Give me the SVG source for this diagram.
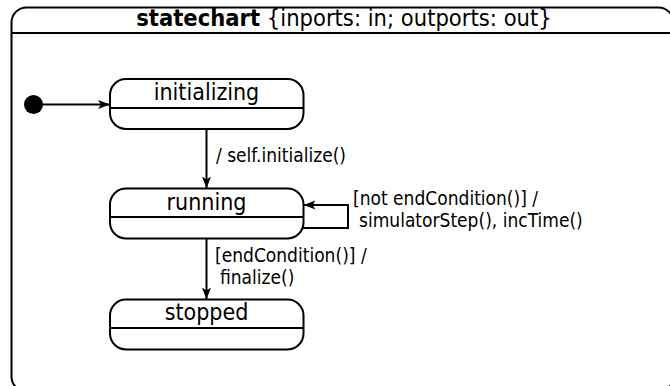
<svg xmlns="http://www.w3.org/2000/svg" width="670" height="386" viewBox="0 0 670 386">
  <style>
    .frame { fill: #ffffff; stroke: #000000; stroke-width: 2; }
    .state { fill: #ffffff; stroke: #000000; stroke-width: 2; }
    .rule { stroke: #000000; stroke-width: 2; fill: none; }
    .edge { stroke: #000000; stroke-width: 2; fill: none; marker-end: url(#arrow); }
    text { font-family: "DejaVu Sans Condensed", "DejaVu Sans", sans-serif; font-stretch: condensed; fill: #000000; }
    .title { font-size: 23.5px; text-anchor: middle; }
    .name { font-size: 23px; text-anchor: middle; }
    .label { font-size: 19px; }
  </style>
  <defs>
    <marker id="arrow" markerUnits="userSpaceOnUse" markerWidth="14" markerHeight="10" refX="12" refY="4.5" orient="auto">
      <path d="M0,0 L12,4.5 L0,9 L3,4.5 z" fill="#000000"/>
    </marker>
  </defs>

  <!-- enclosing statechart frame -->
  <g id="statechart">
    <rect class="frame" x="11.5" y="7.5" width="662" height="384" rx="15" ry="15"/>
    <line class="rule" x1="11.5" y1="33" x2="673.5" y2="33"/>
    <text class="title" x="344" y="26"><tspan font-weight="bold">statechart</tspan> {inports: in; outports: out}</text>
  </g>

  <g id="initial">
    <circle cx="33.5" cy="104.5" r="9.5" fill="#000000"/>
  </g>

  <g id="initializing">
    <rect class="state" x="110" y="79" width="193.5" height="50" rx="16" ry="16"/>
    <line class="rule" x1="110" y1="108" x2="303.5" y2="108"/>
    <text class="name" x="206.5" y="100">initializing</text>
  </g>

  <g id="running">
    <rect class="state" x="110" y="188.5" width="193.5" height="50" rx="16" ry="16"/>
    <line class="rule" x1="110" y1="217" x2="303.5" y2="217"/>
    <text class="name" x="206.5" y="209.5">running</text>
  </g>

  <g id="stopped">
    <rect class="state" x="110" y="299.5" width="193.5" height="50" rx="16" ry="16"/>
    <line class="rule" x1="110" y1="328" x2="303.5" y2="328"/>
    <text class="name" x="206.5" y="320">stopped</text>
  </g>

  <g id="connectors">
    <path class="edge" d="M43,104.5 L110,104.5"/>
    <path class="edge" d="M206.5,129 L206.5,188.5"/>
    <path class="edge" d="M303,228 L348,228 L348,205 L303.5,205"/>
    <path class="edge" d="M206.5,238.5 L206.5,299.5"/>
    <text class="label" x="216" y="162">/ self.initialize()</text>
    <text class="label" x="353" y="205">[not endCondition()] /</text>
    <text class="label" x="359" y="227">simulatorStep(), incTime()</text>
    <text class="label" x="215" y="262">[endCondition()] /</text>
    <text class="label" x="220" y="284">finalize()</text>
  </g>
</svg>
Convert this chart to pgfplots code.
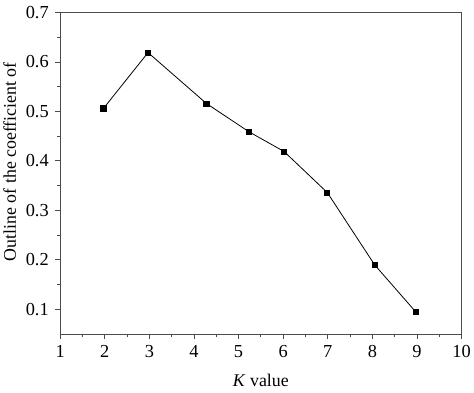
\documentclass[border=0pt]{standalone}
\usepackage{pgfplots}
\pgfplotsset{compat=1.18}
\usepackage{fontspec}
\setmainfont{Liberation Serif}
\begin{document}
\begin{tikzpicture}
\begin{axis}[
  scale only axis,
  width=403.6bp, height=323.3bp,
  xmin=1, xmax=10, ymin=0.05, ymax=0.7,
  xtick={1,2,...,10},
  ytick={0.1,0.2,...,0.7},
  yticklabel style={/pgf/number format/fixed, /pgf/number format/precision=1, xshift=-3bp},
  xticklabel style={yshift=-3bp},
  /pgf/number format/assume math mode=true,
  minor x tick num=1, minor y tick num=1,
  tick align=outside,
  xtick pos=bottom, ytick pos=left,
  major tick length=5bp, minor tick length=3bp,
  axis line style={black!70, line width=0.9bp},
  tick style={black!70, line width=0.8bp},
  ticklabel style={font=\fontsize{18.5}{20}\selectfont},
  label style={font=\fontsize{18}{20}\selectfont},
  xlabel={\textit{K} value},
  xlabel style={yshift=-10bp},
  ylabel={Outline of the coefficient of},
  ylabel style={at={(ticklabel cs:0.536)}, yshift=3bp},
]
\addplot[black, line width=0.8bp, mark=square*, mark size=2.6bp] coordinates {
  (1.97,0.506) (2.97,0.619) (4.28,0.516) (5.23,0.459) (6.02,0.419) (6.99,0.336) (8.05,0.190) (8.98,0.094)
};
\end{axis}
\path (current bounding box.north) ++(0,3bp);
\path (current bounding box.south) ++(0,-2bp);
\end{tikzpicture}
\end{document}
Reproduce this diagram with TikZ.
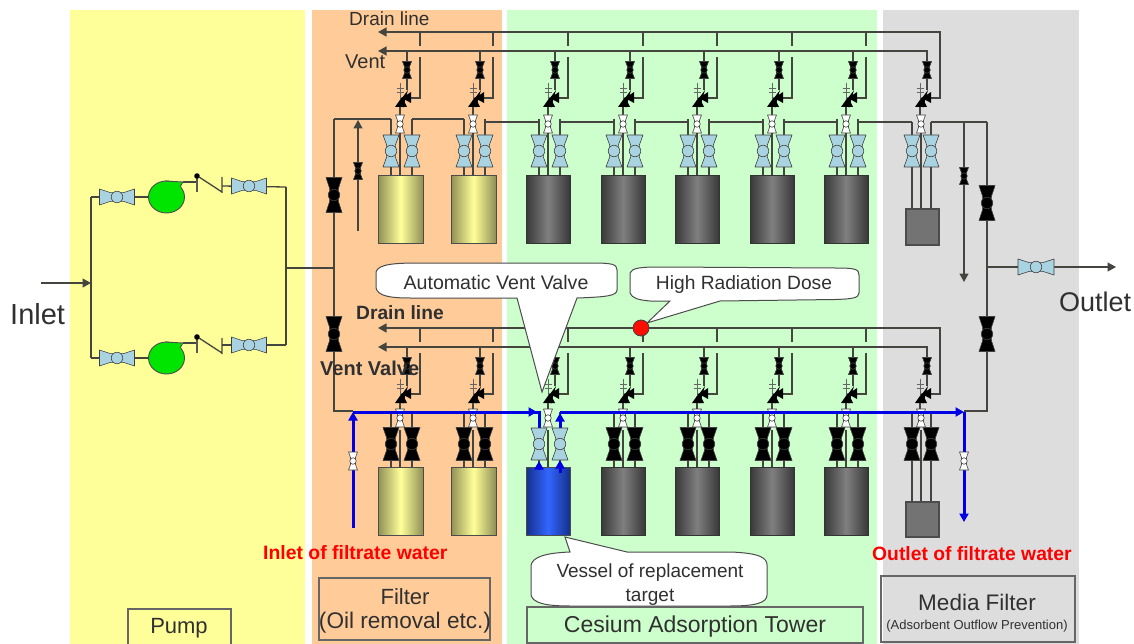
──────────────────────────────
● **EXERCISE TASK**
Except for the pictures, print the data above exactly.

● **OUTPUT**
Give me the SVG source for this diagram.
<svg xmlns="http://www.w3.org/2000/svg" width="670" height="386" viewBox="0 0 670 386">
  <style>
    .frame { fill: #ffffff; stroke: #000000; stroke-width: 2; }
    .state { fill: #ffffff; stroke: #000000; stroke-width: 2; }
    .rule { stroke: #000000; stroke-width: 2; fill: none; }
    .edge { stroke: #000000; stroke-width: 2; fill: none; marker-end: url(#arrow); }
    text { font-family: "DejaVu Sans Condensed", "DejaVu Sans", sans-serif; font-stretch: condensed; fill: #000000; }
    .title { font-size: 23.5px; text-anchor: middle; }
    .name { font-size: 23px; text-anchor: middle; }
    .label { font-size: 19px; }
  </style>
  <defs>
    <marker id="arrow" markerUnits="userSpaceOnUse" markerWidth="14" markerHeight="10" refX="12" refY="4.5" orient="auto">
      <path d="M0,0 L12,4.5 L0,9 L3,4.5 z" fill="#000000"/>
    </marker>
  </defs>

  <!-- enclosing statechart frame -->
  <g id="statechart">
    <rect class="frame" x="11.5" y="7.5" width="662" height="384" rx="15" ry="15"/>
    <line class="rule" x1="11.5" y1="33" x2="673.5" y2="33"/>
    <text class="title" x="344" y="26"><tspan font-weight="bold">statechart</tspan> {inports: in; outports: out}</text>
  </g>

  <g id="initial">
    <circle cx="33.5" cy="104.5" r="9.5" fill="#000000"/>
  </g>

  <g id="initializing">
    <rect class="state" x="110" y="79" width="193.5" height="50" rx="16" ry="16"/>
    <line class="rule" x1="110" y1="108" x2="303.5" y2="108"/>
    <text class="name" x="206.5" y="100">initializing</text>
  </g>

  <g id="running">
    <rect class="state" x="110" y="188.5" width="193.5" height="50" rx="16" ry="16"/>
    <line class="rule" x1="110" y1="217" x2="303.5" y2="217"/>
    <text class="name" x="206.5" y="209.5">running</text>
  </g>

  <g id="stopped">
    <rect class="state" x="110" y="299.5" width="193.5" height="50" rx="16" ry="16"/>
    <line class="rule" x1="110" y1="328" x2="303.5" y2="328"/>
    <text class="name" x="206.5" y="320">stopped</text>
  </g>

  <g id="connectors">
    <path class="edge" d="M43,104.5 L110,104.5"/>
    <path class="edge" d="M206.5,129 L206.5,188.5"/>
    <path class="edge" d="M303,228 L348,228 L348,205 L303.5,205"/>
    <path class="edge" d="M206.5,238.5 L206.5,299.5"/>
    <text class="label" x="216" y="162">/ self.initialize()</text>
    <text class="label" x="353" y="205">[not endCondition()] /</text>
    <text class="label" x="359" y="227">simulatorStep(), incTime()</text>
    <text class="label" x="215" y="262">[endCondition()] /</text>
    <text class="label" x="220" y="284">finalize()</text>
  </g>
</svg>
Convert this chart to pgfplots code.
\documentclass[border=0pt]{standalone}
\usepackage{pgfplots}
\pgfplotsset{compat=1.18}
\usepackage{fontspec}
\setmainfont{Liberation Serif}
\begin{document}
\begin{tikzpicture}
\begin{axis}[
  scale only axis,
  width=403.6bp, height=323.3bp,
  xmin=1, xmax=10, ymin=0.05, ymax=0.7,
  xtick={1,2,...,10},
  ytick={0.1,0.2,...,0.7},
  yticklabel style={/pgf/number format/fixed, /pgf/number format/precision=1, xshift=-3bp},
  xticklabel style={yshift=-3bp},
  /pgf/number format/assume math mode=true,
  minor x tick num=1, minor y tick num=1,
  tick align=outside,
  xtick pos=bottom, ytick pos=left,
  major tick length=5bp, minor tick length=3bp,
  axis line style={black!70, line width=0.9bp},
  tick style={black!70, line width=0.8bp},
  ticklabel style={font=\fontsize{18.5}{20}\selectfont},
  label style={font=\fontsize{18}{20}\selectfont},
  xlabel={\textit{K} value},
  xlabel style={yshift=-10bp},
  ylabel={Outline of the coefficient of},
  ylabel style={at={(ticklabel cs:0.536)}, yshift=3bp},
]
\addplot[black, line width=0.8bp, mark=square*, mark size=2.6bp] coordinates {
  (1.97,0.506) (2.97,0.619) (4.28,0.516) (5.23,0.459) (6.02,0.419) (6.99,0.336) (8.05,0.190) (8.98,0.094)
};
\end{axis}
\path (current bounding box.north) ++(0,3bp);
\path (current bounding box.south) ++(0,-2bp);
\end{tikzpicture}
\end{document}
Reproduce this diagram with TikZ.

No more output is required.